The Vons development, Torosis said, is "a reminder that progress doesn’t always come with fireworks. Sometimes it looks like good planning, strong partnerships, and the courage to say yes to abundance.

"Abundance means believing there’s enough, enough housing, enough safety, enough compassion, enough opportunity, when we work together to make it so.

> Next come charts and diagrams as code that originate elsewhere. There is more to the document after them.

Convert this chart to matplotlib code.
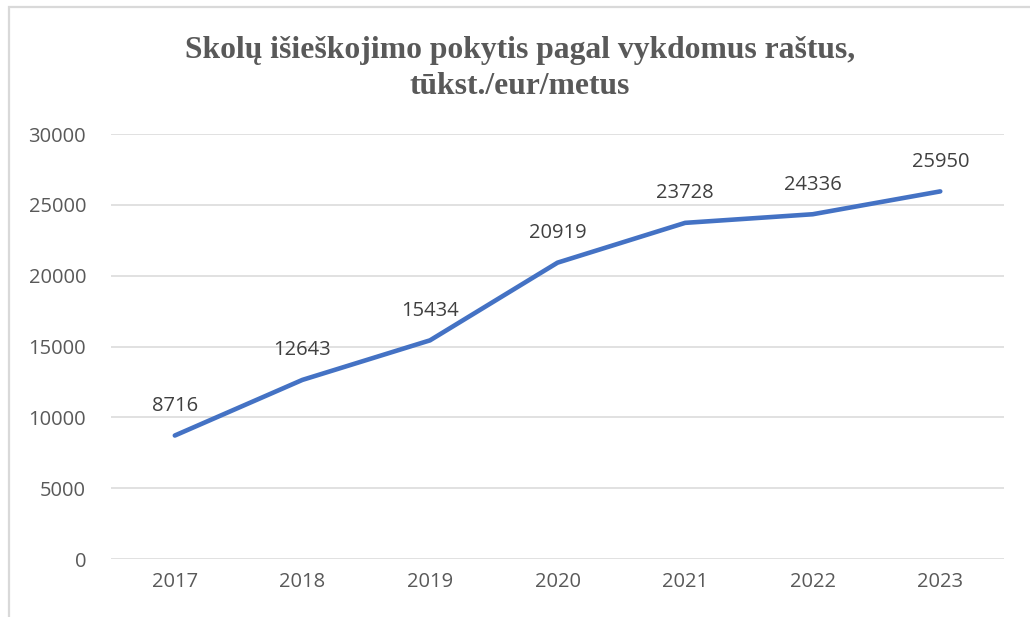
import matplotlib
matplotlib.use('Agg')
import matplotlib.pyplot as plt
from matplotlib.patches import Rectangle

years = ['2017', '2018', '2019', '2020', '2021', '2022', '2023']
values = [8716, 12643, 15434, 20919, 23728, 24336, 25950]
yticks = [0, 5000, 10000, 15000, 20000, 25000, 30000]
title = 'Skolų išieškojimo pokytis pagal vykdomus raštus,\ntūkst./eur/metus'

fig = plt.figure(figsize=(10.3, 6.17), dpi=100)
ax = fig.add_axes([0.1078, 0.094, 0.867, 0.6888])

# outer chart frame (light grey, only top and left visible)
fig.patches.append(Rectangle((9 / 1030, -0.1), 1.2, 1.1 - 6.5 / 617,
                             transform=fig.transFigure, fill=False,
                             edgecolor='#d9d9d9', linewidth=1.6))

x = list(range(len(years)))
ax.plot(x, values, color='#4472C4', linewidth=3.3, solid_capstyle='round',
        zorder=3)

for xi, v in zip(x, values):
    ax.annotate(str(v), (xi, v), xytext=(0, 14), textcoords='offset points',
                ha='center', va='bottom', fontsize=14.5, color='#404040',
                family='Open Sans')

ax.set_xlim(-0.5, len(years) - 0.5)
ax.set_ylim(0, 30000)
ax.set_yticks(yticks)
ax.set_xticks(x)
ax.set_xticklabels(years)
ax.grid(axis='y', color='#d9d9d9', linewidth=1.1)
ax.set_axisbelow(True)
for s in ax.spines.values():
    s.set_visible(False)
ax.tick_params(length=0, labelsize=14.5, labelcolor='#595959', pad=9)
for lbl in ax.get_xticklabels() + ax.get_yticklabels():
    lbl.set_family('Open Sans')
ax.tick_params(axis='y', pad=18)

fig.text(0.505, 0.942, title, ha='center', va='top', fontsize=22.8,
         fontweight='bold', color='#595959', family='Liberation Serif',
         linespacing=1.33)

fig.savefig('out.png', dpi=100)
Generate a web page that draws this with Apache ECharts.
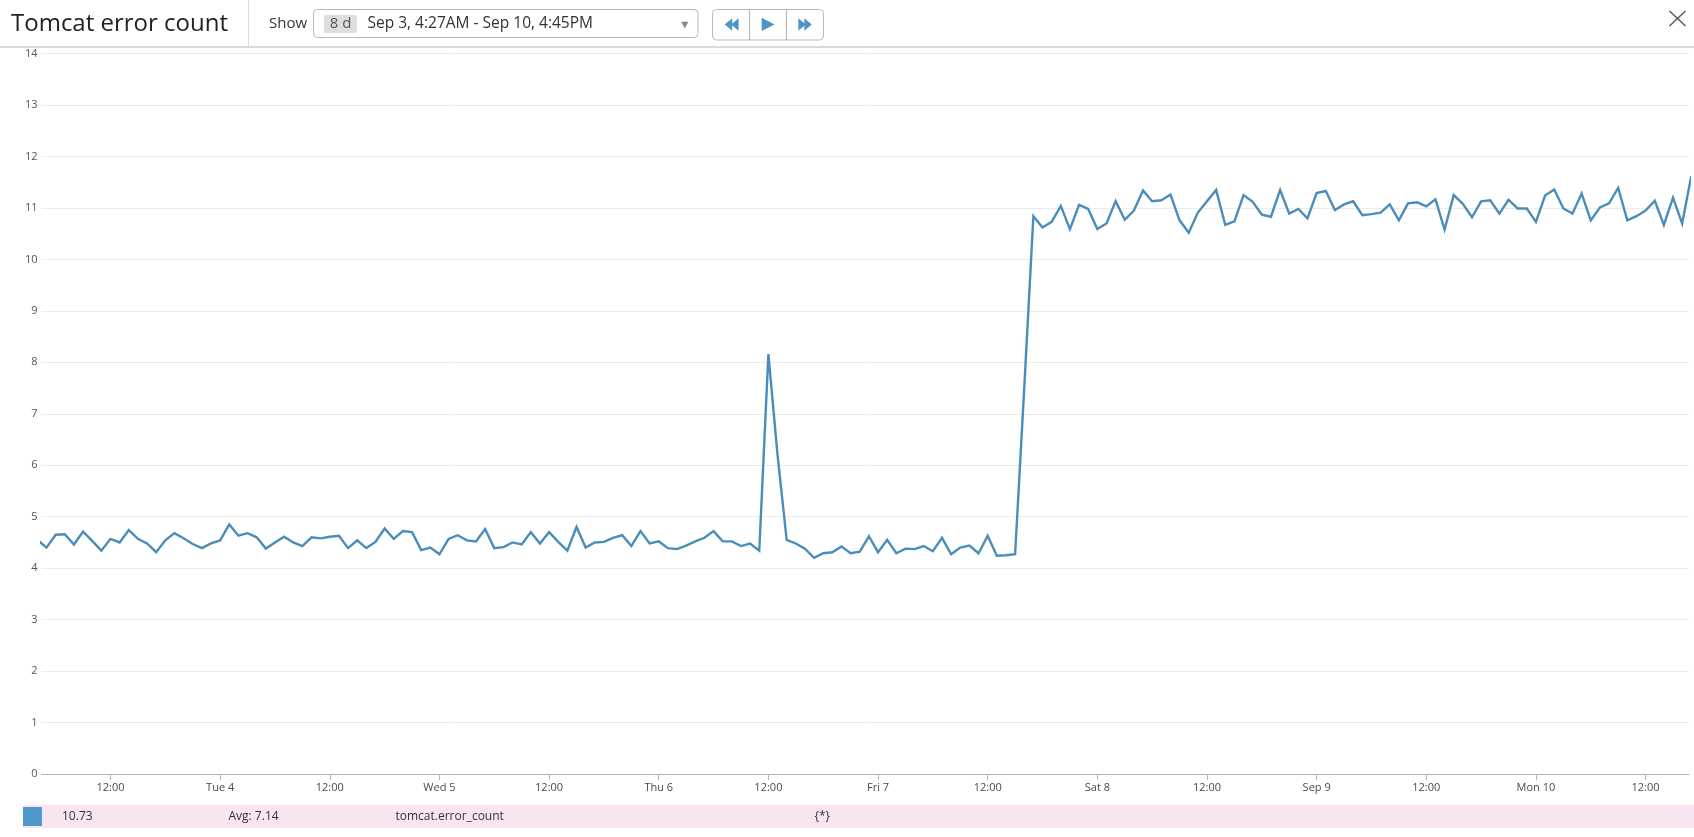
<!DOCTYPE html>
<html>
<head>
<meta charset="utf-8">
<style>html,body{margin:0;padding:0;background:#fff}#c{width:1694px;height:837px}</style>
<script src="https://cdn.jsdelivr.net/npm/echarts@6/dist/echarts.min.js"></script>
</head>
<body>
<div id="c"></div>
<script>
// hourly values, one list per day
const sep3 = [4.55,4.40,4.65,4.66,4.46,4.71,4.53,4.34,4.57,4.50,4.74,4.57,4.48,4.31,4.54,4.68,4.58,4.47,4.39,4.48]; // from 04:00
const sep4 = [4.54,4.85,4.63,4.68,4.60,4.38,4.50,4.61,4.50,4.43,4.60,4.58,4.61,4.63,4.39,4.54,4.39,4.51,4.77,4.57,4.72,4.70,4.35,4.40];
const sep5 = [4.27,4.57,4.64,4.54,4.52,4.76,4.39,4.41,4.50,4.46,4.70,4.48,4.70,4.51,4.34,4.80,4.40,4.50,4.51,4.59,4.64,4.43,4.72,4.48];
const sep6 = [4.52,4.39,4.37,4.44,4.52,4.59,4.72,4.52,4.52,4.43,4.48,4.34,8.16,6.20,4.55,4.48,4.38,4.20,4.29,4.31,4.42,4.29,4.32,4.62];
const sep7 = [4.31,4.55,4.29,4.38,4.37,4.43,4.33,4.59,4.27,4.40,4.44,4.29,4.63,4.24,4.25,4.27,7.50,10.84,10.62,10.73,11.04,10.59,11.06,10.98];
const sep8 = [10.59,10.70,11.13,10.77,10.95,11.34,11.13,11.15,11.26,10.76,10.52,10.91,11.13,11.35,10.67,10.74,11.25,11.12,10.87,10.83,11.35,10.89,10.98,10.80];
const sep9 = [11.29,11.33,10.96,11.07,11.13,10.86,10.88,10.91,11.07,10.76,11.09,11.11,11.03,11.17,10.58,11.25,11.08,10.82,11.13,11.15,10.89,11.16,10.99,10.99];
const sep10 = [10.73,11.24,11.36,10.99,10.89,11.28,10.76,11.01,11.09,11.39,10.76,10.84,10.95,11.14,10.67,11.20,10.70,11.62];

const xTicks = [[3,12,'12:00'],[4,0,'Tue 4'],[4,12,'12:00'],[5,0,'Wed 5'],[5,12,'12:00'],[6,0,'Thu 6'],[6,12,'12:00'],[7,0,'Fri 7'],[7,12,'12:00'],[8,0,'Sat 8'],[8,12,'12:00'],[9,0,'Sep 9'],[9,12,'12:00'],[10,0,'Mon 10'],[10,12,'12:00']];

const title = 'Tomcat error count';
const rangeText = 'Sep 3, 4:27AM - Sep 10, 4:45PM';
const legendValue = '10.73', legendAvg = 'Avg: 7.14', legendMetric = 'tomcat.error_count', legendScope = '{*}';

// the x axis runs in hours counted from Sep 3, 00:00
const t = (d,h,m) => (d-3)*24 + h + (m||0)/60;
const seriesData = [];
[[3,sep3,4],[4,sep4,0],[5,sep5,0],[6,sep6,0],[7,sep7,0],[8,sep8,0],[9,sep9,0],[10,sep10,0]].forEach(([d,vals,h0])=>{
  vals.forEach((v,i)=>seriesData.push([t(d,h0+i),v]));
});
const tickTimes = xTicks.map(a=>t(a[0],a[1]));
const tickLabels = {}; xTicks.forEach(a=>tickLabels[t(a[0],a[1])]=a[2]);

const FONT = '"Open Sans","Noto Sans",sans-serif';
const BLUE = '#4d94c4';
const txt = (x,y,text,size,color,extra) => ({type:'text',silent:true,x,y,style:Object.assign({text,fontFamily:FONT,fontSize:size,fill:color,verticalAlign:'middle',align:'left'},extra||{})});
const rect = (x,y,w,h,fill,stroke,r) => ({type:'rect',silent:true,shape:{x,y,width:w,height:h,r:r||0},style:{fill:fill||'none',stroke:stroke||'none',lineWidth:1}});
const line = (x1,y1,x2,y2,stroke,w) => ({type:'line',silent:true,shape:{x1,y1,x2,y2},style:{stroke,lineWidth:w||1}});
const poly = (pts,fill) => ({type:'polygon',silent:true,shape:{points:pts},style:{fill}});

const chart = echarts.init(document.getElementById('c'),null,{renderer:'canvas',width:1694,height:837});
chart.setOption({
  animation:false,
  backgroundColor:'#fff',
  grid:{left:41.5,right:5,top:53.6,bottom:63,containLabel:false},
  xAxis:{
    type:'value',
    min:t(3,4,27),max:t(10,16,45),
    splitLine:{show:false},
    axisLine:{show:true,lineStyle:{color:'#b5b5b5',width:1}},
    axisTick:{show:true,length:6,customValues:tickTimes,lineStyle:{color:'#b5b5b5'}},
    axisLabel:{customValues:tickTimes,formatter:v=>tickLabels[v]||'',color:'#4a4a4a',fontFamily:FONT,fontSize:11,margin:8,hideOverlap:false}
  },
  yAxis:{
    type:'value',min:0,max:14,interval:1,
    axisLine:{show:false},axisTick:{show:false},
    splitLine:{show:true,lineStyle:{color:'#ececec',width:1}},
    axisLabel:{color:'#555',fontFamily:FONT,fontSize:11,margin:4}
  },
  series:[{
    type:'line',name:'tomcat.error_count',data:seriesData,showSymbol:false,symbol:'none',smooth:false,clip:true,
    lineStyle:{color:'#4a8dbb',width:2.4,join:'miter'},
    itemStyle:{color:'#4a8dbb'}
  }],
  graphic:{elements:[
    // header
    line(0,47,1694,47,'#cfcfcf',1.5),
    line(248.5,0,248.5,47,'#dcdcdc',1),
    txt(11,24,title,24,'#222'),
    txt(269,24,'Show',15,'#333'),
    rect(313.5,9.5,384.5,28,'#fff','#b9b9b9',4),
    rect(324,15,33,18,'#dedede',null,2),
    txt(340.5,24,'8 d',15,'#555',{align:'center'}),
    txt(367.5,24,rangeText,15.5,'#333'),
    poly([[681.3,21.7],[688.3,21.7],[684.8,28.5]],'#888'),
    rect(712.5,9.5,111,30.5,'#fff','#b9b9b9',4),
    line(749.5,10,749.5,40,'#b9b9b9',1.2),
    line(786.5,10,786.5,40,'#b9b9b9',1.2),
    poly([[732.2,18.3],[732.2,30.7],[724.7,24.5]],BLUE), poly([[738.6,18.3],[738.6,30.7],[731.1,24.5]],BLUE),
    poly([[761.7,17.7],[761.7,31],[774.5,24.4]],BLUE),
    poly([[798.3,18.3],[798.3,30.7],[805.8,24.5]],BLUE), poly([[804.3,18.3],[804.3,30.7],[811.8,24.5]],BLUE),
    line(1669.5,11,1685.5,26,'#555',1.4),
    line(1685.5,11,1669.5,26,'#555',1.4),
    // legend row
    rect(23,805,1671,23,'#f9e5f2'),
    rect(23,807,19,19,'#4f98cb'),
    txt(62,816.5,legendValue,12,'#333'),
    txt(228.5,816.5,legendAvg,12,'#333'),
    txt(395.5,816.5,legendMetric,12,'#333'),
    txt(814.5,816.5,legendScope,12,'#333')
  ]}
});
</script>
</body>
</html>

It’s about rejecting the politics of scarcity and fear and building a city that meets the moment."

The Renaissance Agenda will be unveiled after four new pro-housing Councilmembers were seated last December and immediately took action to make housing developments easier and faster to build.

In their first full meeting, the Council's new 6 to 1 majority quickly voted to allow housing projects proposed in non-residential zones to once again be approved administratively on any size lot.

In the next two full meetings the Council voted to expedite issuing certain building permits and extended the expiration dates on certain development and building permit applications.

The Council also voted for Santa Monica to become one of five California cities that backed SB 79, a successful bill opposed by 131 cities that allows large residential developments to be built near major transit stops with no local input.

More recently, the Council approved density bonuses for housing developers and gave them an opportunity to build affordable units off-site in an effort to jump start construction.

Developed by Related California, the Vons mixed-use project on a 2.5 acre site at 710 Broadway -- which replaced the old Vons supermarket and parking lot -- is between five and eight stories tall.

It includes 99,085 square feet of ground-floor commercial space that will house a new upgraded Vons, 196 market-rate units and 84 affordable units for low- and moderate-income households.

The project also includes 354 parking spaces and 523 bicycle spaces in a two-level subterranean garage, a 30,000-square-foot central courtyard, a commercial gym and restaurant space with outdoor seating.

The new Vons store features Drive Up & Go curbside pickup, home delivery and a new “Walk Up & Go” service designed specifically for pedestrians.

The project was bankrolled with a $375 million construction loan and $175 million in tax-exempt bonds issued by the California Municipal Finance Authority, according to The Real Deal.